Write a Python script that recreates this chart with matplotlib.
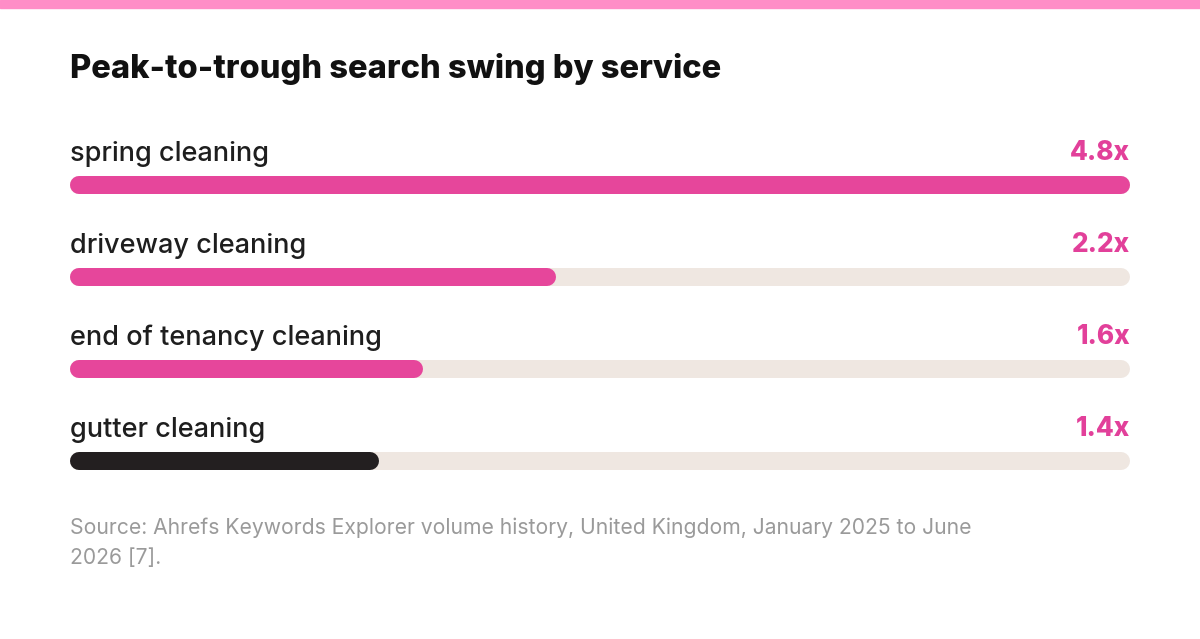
import matplotlib
matplotlib.use("Agg")
import matplotlib.pyplot as plt

services = ["spring cleaning", "driveway cleaning", "end of tenancy cleaning", "gutter cleaning"]
swing = [4.8, 2.2, 1.6, 1.4]
value_labels = ["4.8x", "2.2x", "1.6x", "1.4x"]
bar_colors = ["#E6469B", "#E6469B", "#E6469B", "#231F20"]

title = "Peak-to-trough search swing by service"
source = ("Source: Ahrefs Keywords Explorer volume history, United Kingdom, January 2025 to June\n"
          "2026 [7].")

W, H = 1200, 639
plt.rcParams['font.family'] = ['Inter', 'DejaVu Sans']

fig = plt.figure(figsize=(W / 100, H / 100), dpi=100)
fig.patch.set_facecolor("white")

# pink strip across the top
fig.patches.append(plt.Rectangle((0, 1 - 8 / H), 1, 8 / H, transform=fig.transFigure,
                                 color="#FF8DC7", zorder=0))

left, right = 70, 1130
ax = fig.add_axes([left / W, 0, (right - left) / W, 1])
ax.set_xlim(0, max(swing))
ax.set_ylim(H, 0)
ax.axis("off")

bar_h = 18  # px
lw = bar_h * 72 / 100
r = (bar_h / 2) / (right - left) * max(swing)  # cap radius in data units

row0, step = 185, 92
for i, (name, v, lab, c) in enumerate(zip(services, swing, value_labels, bar_colors)):
    yb = row0 + i * step
    # track
    ax.plot([r, max(swing) - r], [yb, yb], color="#EFE7E1", lw=lw, solid_capstyle="round", zorder=1)
    ax.plot([r, v - r], [yb, yb], color=c, lw=lw, solid_capstyle="round", zorder=2)
    ax.text(0, yb - 31, name, fontsize=19.5, color="#1E1E1E", va="center", ha="left", fontweight="medium")
    ax.text(max(swing), yb - 32, lab, fontsize=18.8, color="#E2409A", va="center", ha="right",
            fontweight="heavy")

fig.text(left / W, 1 - 69 / H, title, fontsize=23.5, fontweight="heavy", color="#111111",
         va="center", ha="left")
fig.text(left / W, 1 - 543 / H, source, fontsize=15.2, color="#9A9A9A", va="center", ha="left",
         linespacing=1.62)

fig.savefig("out.png", dpi=100, facecolor="white")
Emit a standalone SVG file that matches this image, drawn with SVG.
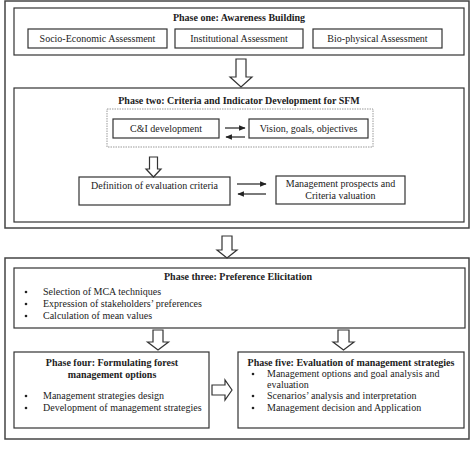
<svg xmlns="http://www.w3.org/2000/svg" width="474" height="452" viewBox="0 0 474 452">
<defs>
<style>
.frame{fill:none;stroke:#444;stroke-width:1.5}
.box{fill:#fff;stroke:#333;stroke-width:1.2}
.dot{fill:none;stroke:#999;stroke-width:1;stroke-dasharray:1.5,1}
.t{font-family:"Liberation Serif","Times New Roman",serif;font-size:10px;fill:#222}
.b{font-weight:bold}
.m{text-anchor:middle}
.hollow{fill:#fff;stroke:#333;stroke-width:1.2;stroke-linejoin:miter}
.ln{stroke:#222;stroke-width:1.2;fill:none}
</style>
<marker id="ah" viewBox="0 0 10 10" refX="9" refY="5" markerWidth="5.5" markerHeight="5.5" orient="auto">
<path d="M0,1 L10,5 L0,9 z" fill="#222"/>
</marker>
</defs>
<rect width="474" height="452" fill="#fff"/>

<rect class="frame" x="5" y="1" width="464" height="227"/>
<rect class="frame" x="5" y="258" width="464" height="181"/>

<g id="phase1">
<rect class="box" x="14" y="8" width="450" height="47"/>
<text class="t b m" x="239" y="21">Phase one: Awareness Building</text>
</g>
<g id="socio"><rect class="box" x="28" y="29" width="139" height="19"/><text class="t m" x="97.5" y="42">Socio-Economic Assessment</text></g>
<g id="inst"><rect class="box" x="175" y="29" width="128" height="19"/><text class="t m" x="239" y="42">Institutional Assessment</text></g>
<g id="bio"><rect class="box" x="313" y="29" width="129" height="19"/><text class="t m" x="377.5" y="42">Bio-physical Assessment</text></g>

<g id="phase2">
<rect class="box" x="14" y="88" width="450" height="134"/>
<text class="t b m" x="239" y="104">Phase two: Criteria and Indicator Development for SFM</text>
<rect class="dot" x="107" y="109" width="266" height="38"/>
</g>
<g id="ci"><rect class="box" x="113" y="119" width="106" height="19"/><text class="t m" x="166" y="132">C&amp;I development</text></g>
<g id="vision"><rect class="box" x="249" y="119" width="119" height="19"/><text class="t m" x="308.5" y="132">Vision, goals, objectives</text></g>
<g id="definition"><rect class="box" x="79" y="177" width="151" height="28"/><text class="t m" x="154.5" y="189">Definition of evaluation criteria</text></g>
<g id="mgmt"><rect class="box" x="276" y="176" width="129" height="28"/><text class="t m" x="340.5" y="187">Management prospects and</text><text class="t m" x="340.5" y="199">Criteria valuation</text></g>

<g id="phase3">
<rect class="box" x="14" y="268" width="451" height="60"/>
<text class="t b m" x="238" y="280">Phase three: Preference Elicitation</text>
<circle cx="26" cy="292" r="1.3" fill="#222"/><text class="t" x="43" y="295">Selection of MCA techniques</text>
<circle cx="26" cy="304" r="1.3" fill="#222"/><text class="t" x="43" y="307">Expression of stakeholders’ preferences</text>
<circle cx="26" cy="316" r="1.3" fill="#222"/><text class="t" x="43" y="319">Calculation of mean values</text>
</g>

<g id="phase4">
<rect class="box" x="14" y="352" width="195" height="76"/>
<text class="t b m" x="112" y="366">Phase four: Formulating forest</text>
<text class="t b m" x="112" y="378">management options</text>
<circle cx="26" cy="396" r="1.3" fill="#222"/><text class="t" x="43" y="399">Management strategies design</text>
<circle cx="26" cy="408" r="1.3" fill="#222"/><text class="t" x="43" y="411">Development of management strategies</text>
</g>

<g id="phase5">
<rect class="box" x="238" y="352" width="226" height="76"/>
<text class="t b m" x="351" y="366">Phase five: Evaluation of management strategies</text>
<circle cx="253" cy="374" r="1.3" fill="#222"/><text class="t" x="267" y="377">Management options and goal analysis and</text>
<text class="t" x="267" y="388">evaluation</text>
<circle cx="253" cy="396" r="1.3" fill="#222"/><text class="t" x="267" y="399">Scenarios’ analysis and interpretation</text>
<circle cx="253" cy="408" r="1.3" fill="#222"/><text class="t" x="267" y="411">Management decision and Application</text>
</g>

<g id="connectors">
<polygon class="hollow" points="236,59 246,59 246,77 252,77 241,87 230,77 236,77"/>
<polygon class="hollow" points="222,236 232,236 232,250 237,250 227,258 217,250 222,250"/>
<polygon class="hollow" points="149.5,157 157.5,157 157.5,169 161,169 153.5,177 146,169 149.5,169"/>
<polygon class="hollow" points="153,330 163,330 163,342 168.5,342 158,350 147.5,342 153,342"/>
<polygon class="hollow" points="338,330 349,330 349,342 354,342 343.5,350 333,342 338,342"/>
<polygon class="hollow" points="212,385 225,385 225,380 232,390 225,400 225,395 212,395"/>
<line class="ln" x1="225" y1="128" x2="245" y2="128" marker-end="url(#ah)"/>
<line class="ln" x1="245" y1="137" x2="226" y2="137" marker-end="url(#ah)"/>
<line class="ln" x1="237" y1="184" x2="266" y2="184" marker-end="url(#ah)"/>
<line class="ln" x1="266" y1="194" x2="238" y2="194" marker-end="url(#ah)"/>
</g>
</svg>
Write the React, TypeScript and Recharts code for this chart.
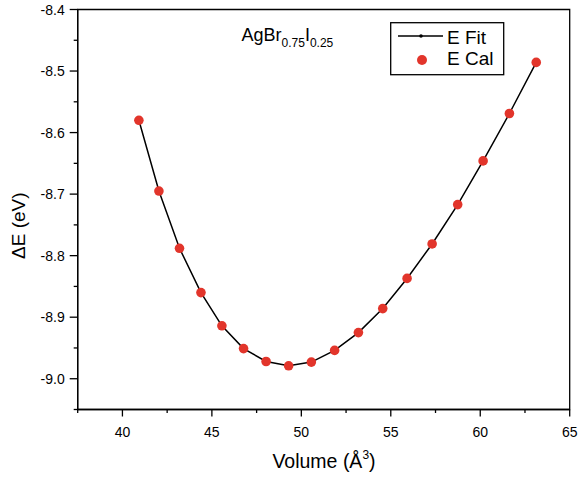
import { ComposedChart, Line, XAxis, YAxis, ReferenceArea, Legend } from "recharts";

const VOLUME = [40.92, 42.04, 43.19, 44.39, 45.56, 46.77, 48.03, 49.29, 50.56, 51.86, 53.19, 54.55, 55.91, 57.31, 58.74, 60.16, 61.63, 63.13];
const E_CAL = [-8.58, -8.695, -8.788, -8.86, -8.914, -8.951, -8.972, -8.979, -8.973, -8.954, -8.925, -8.886, -8.837, -8.781, -8.717, -8.646, -8.569, -8.486];
const E_FIT = [-8.58, -8.695, -8.788, -8.86, -8.914, -8.951, -8.972, -8.979, -8.973, -8.954, -8.925, -8.886, -8.837, -8.781, -8.717, -8.646, -8.569, -8.486];

const X_TICKS = [37.5, 40, 42.5, 45, 47.5, 50, 52.5, 55, 57.5, 60, 62.5, 65];
const Y_TICKS = [-9.05, -9.0, -8.95, -8.9, -8.85, -8.8, -8.75, -8.7, -8.65, -8.6, -8.55, -8.5, -8.45, -8.4];

const FONT = "'Liberation Sans', Arial, sans-serif";
const RED = "#e2352b";

const data = VOLUME.map((v, i) => ({ v, fit: E_FIT[i], cal: E_CAL[i] }));

const isMajorX = (v: number) => Math.abs(v / 5 - Math.round(v / 5)) < 1e-6;
const isMajorY = (v: number) => Math.abs(v * 10 - Math.round(v * 10)) < 1e-6;

function XTick(props: any) {
  const { x, y, payload } = props;
  const major = isMajorX(payload.value);
  return (
    <g>
      <line x1={x} x2={x} y1={y} y2={y + (major ? 7 : 3.5)} stroke="#000" strokeWidth={1.3} />
      {major && (
        <text x={x} y={y + 27.5} textAnchor="middle" fontSize={14} fontFamily={FONT} fill="#000">
          {payload.value}
        </text>
      )}
    </g>
  );
}

function YTick(props: any) {
  const { x, y, payload } = props;
  const major = isMajorY(payload.value);
  return (
    <g>
      <line x1={x - (major ? 8 : 4)} x2={x} y1={y} y2={y} stroke="#000" strokeWidth={1.3} />
      {major && (
        <text x={x - 13} y={y + 5} textAnchor="end" fontSize={14} fontFamily={FONT} fill="#000">
          {payload.value.toFixed(1)}
        </text>
      )}
    </g>
  );
}

function LegendBox() {
  return (
    <svg width={115} height={54} style={{ display: "block" }}>
      <rect x={0.7} y={0.7} width={113} height={52} fill="#fff" stroke="#000" strokeWidth={1.3} />
      <line x1={8} x2={53} y1={14} y2={14} stroke="#000" strokeWidth={1.5} />
      <circle cx={31} cy={14} r={1.8} fill="#000" />
      <text x={57} y={21.5} fontSize={19} fontFamily={FONT} fill="#000">E Fit</text>
      <circle cx={32} cy={38} r={5} fill={RED} />
      <text x={57} y={43} fontSize={19} fontFamily={FONT} fill="#000">E Cal</text>
    </svg>
  );
}

export default function App() {
  return (
    <div style={{ position: "absolute", left: 0, top: 0, background: "#fff" }}>
      <ComposedChart
        width={586}
        height={479}
        data={data}
        margin={{ top: 9.5, right: 16.3, bottom: 0, left: 0 }}
      >
        <XAxis
          dataKey="v"
          type="number"
          domain={[37.5, 65]}
          ticks={X_TICKS}
          interval={0}
          tickSize={0}
          tickMargin={0}
          tick={<XTick />}
          height={69.5}
          axisLine={{ stroke: "#000", strokeWidth: 1.3 }}
          allowDataOverflow
        />
        <YAxis
          type="number"
          domain={[-9.05, -8.4]}
          ticks={Y_TICKS}
          interval={0}
          tickSize={0}
          tickMargin={0}
          tick={<YTick />}
          width={77.7}
          axisLine={{ stroke: "#000", strokeWidth: 1.3 }}
          allowDataOverflow
        />
        <ReferenceArea
          x1={37.5}
          x2={65}
          y1={-9.05}
          y2={-8.4}
          fill="none"
          stroke="#000"
          strokeWidth={1.3}
          ifOverflow="visible"
        />
        <Legend
          layout="vertical"
          align="center"
          verticalAlign="middle"
          wrapperStyle={{ left: 390, top: 22, width: 115, height: 54 }}
          content={() => <LegendBox />}
        />
        <Line
          dataKey="fit"
          type="linear"
          stroke="#000"
          strokeWidth={1.5}
          dot={false}
          isAnimationActive={false}
        />
        <Line
          dataKey="cal"
          type="linear"
          stroke="none"
          dot={{ r: 4.8, fill: RED, stroke: "none" }}
          activeDot={false}
          isAnimationActive={false}
        />
        <text x={241.5} y={40.5} fontSize={18} fontFamily={FONT} fill="#000">
          AgBr
          <tspan fontSize={12} dy={6}>0.75</tspan>
          <tspan dy={-6}>I</tspan>
          <tspan fontSize={12} dy={6}>0.25</tspan>
        </text>
        <text
          x={25}
          y={225.7}
          transform="rotate(-90 25 225.7)"
          textAnchor="middle"
          fontSize={19}
          fontFamily={FONT}
          fill="#000"
        >
          ΔE (eV)
        </text>
        <text x={324} y={468.3} textAnchor="middle" fontSize={19.5} fontFamily={FONT} fill="#000">
          Volume (Å
          <tspan fontSize={12} dy={-9}>3</tspan>
          <tspan dy={9}>)</tspan>
        </text>
      </ComposedChart>
    </div>
  );
}
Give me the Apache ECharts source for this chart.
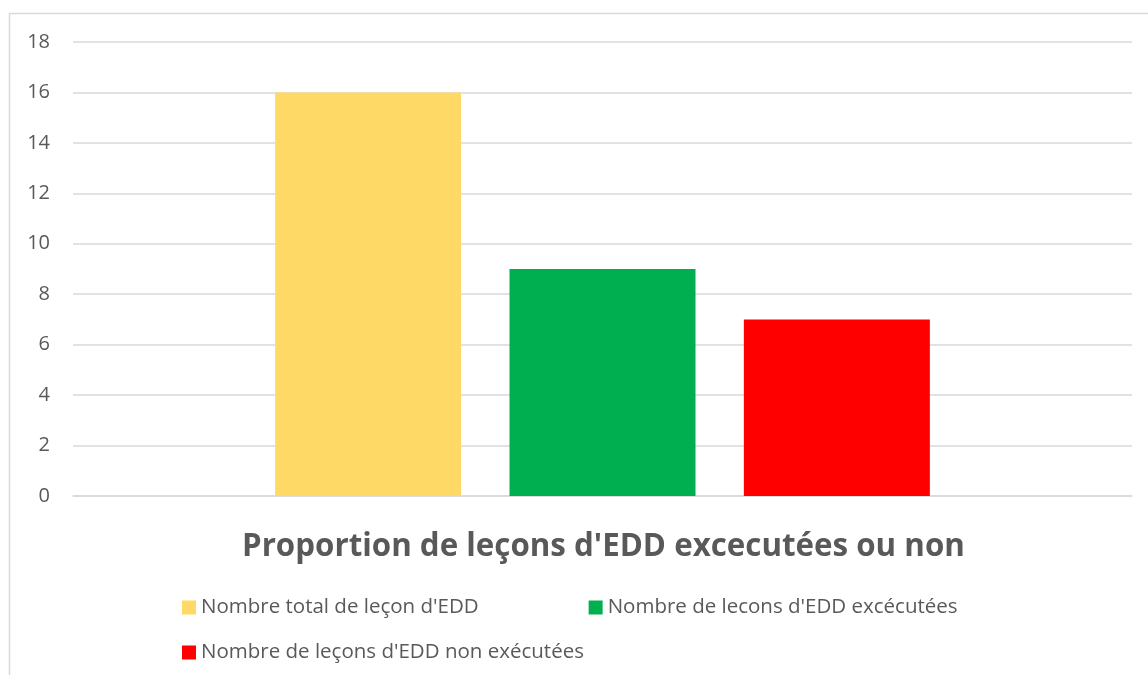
<!DOCTYPE html>
<html>
<head>
<meta charset="utf-8">
<script src="https://cdn.jsdelivr.net/npm/echarts@6/dist/echarts.min.js"></script>
<style>
  html, body { margin: 0; padding: 0; background: #fff; }
  #chart { width: 1148px; height: 675px; }
</style>
</head>
<body>
<div id="chart"></div>
<script>
// données
var categories = [''];
var seriesNames = ["Nombre total de leçon d'EDD", "Nombre de lecons d'EDD excécutées", "Nombre de leçons d'EDD non exécutées"];
var seriesValues = [[16], [9], [7]];
var seriesColors = ['#ffd966', '#00b050', '#ff0000'];
var yTicks = { min: 0, max: 18, interval: 2 };

var FONT = '"Open Sans", "Liberation Sans", sans-serif';
var myChart = echarts.init(document.getElementById('chart'));

var series = seriesNames.map(function (name, i) {
    return {
        name: name,
        type: 'bar',
        data: seriesValues[i],
        barWidth: 186,
        barGap: '26%',
        itemStyle: { color: seriesColors[i] }
    };
});

var legendStyle = {
    itemWidth: 14,
    itemHeight: 14,
    icon: 'rect',
    textStyle: { fontFamily: FONT, fontSize: 20.5, color: '#595959' }
};

option = {
    animation: false,
    title: {
        text: "Proportion de leçons d'EDD excecutées ou non",
        left: 237,
        top: 527,
        textStyle: { fontFamily: FONT, fontSize: 31.3, fontWeight: 'bold', color: '#595959' }
    },
    legend: [
        Object.assign({ data: [seriesNames[0], seriesNames[1]], left: 177, top: 592, itemGap: 110 }, legendStyle),
        Object.assign({ data: [seriesNames[2]], left: 177, top: 637 }, legendStyle)
    ],
    grid: { left: 73, right: 16, top: 42, bottom: 179, containLabel: false },
    xAxis: [{
        type: 'category',
        data: categories,
        axisLine: { lineStyle: { color: '#d9d9d9', width: 1.5 } },
        axisTick: { show: false },
        axisLabel: { show: false }
    }],
    yAxis: [{
        type: 'value',
        min: yTicks.min,
        max: yTicks.max,
        interval: yTicks.interval,
        axisLine: { show: false },
        axisTick: { show: false },
        splitLine: { lineStyle: { color: '#d9d9d9', width: 1.5 } },
        axisLabel: { fontFamily: FONT, fontSize: 20, color: '#595959', margin: 23 }
    }],
    graphic: [{
        type: 'rect',
        shape: { x: 9.5, y: 13.5, width: 1200, height: 700 },
        style: { fill: 'none', stroke: '#d9d9d9', lineWidth: 1.5 },
        silent: true
    }],
    series: series
};
myChart.setOption(option);
</script>
</body>
</html>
_____
GIVEN EXERCISE: Repeat only the lines running from "Write the React, TypeScript" to "YAxis, ReferenceArea, Legend", ends included, and leave the pictures out.

SOLUTION FOR THIS PROBLEM:
Write the React, TypeScript and Recharts code for this chart.
import { ComposedChart, Line, XAxis, YAxis, ReferenceArea, Legend } from "recharts";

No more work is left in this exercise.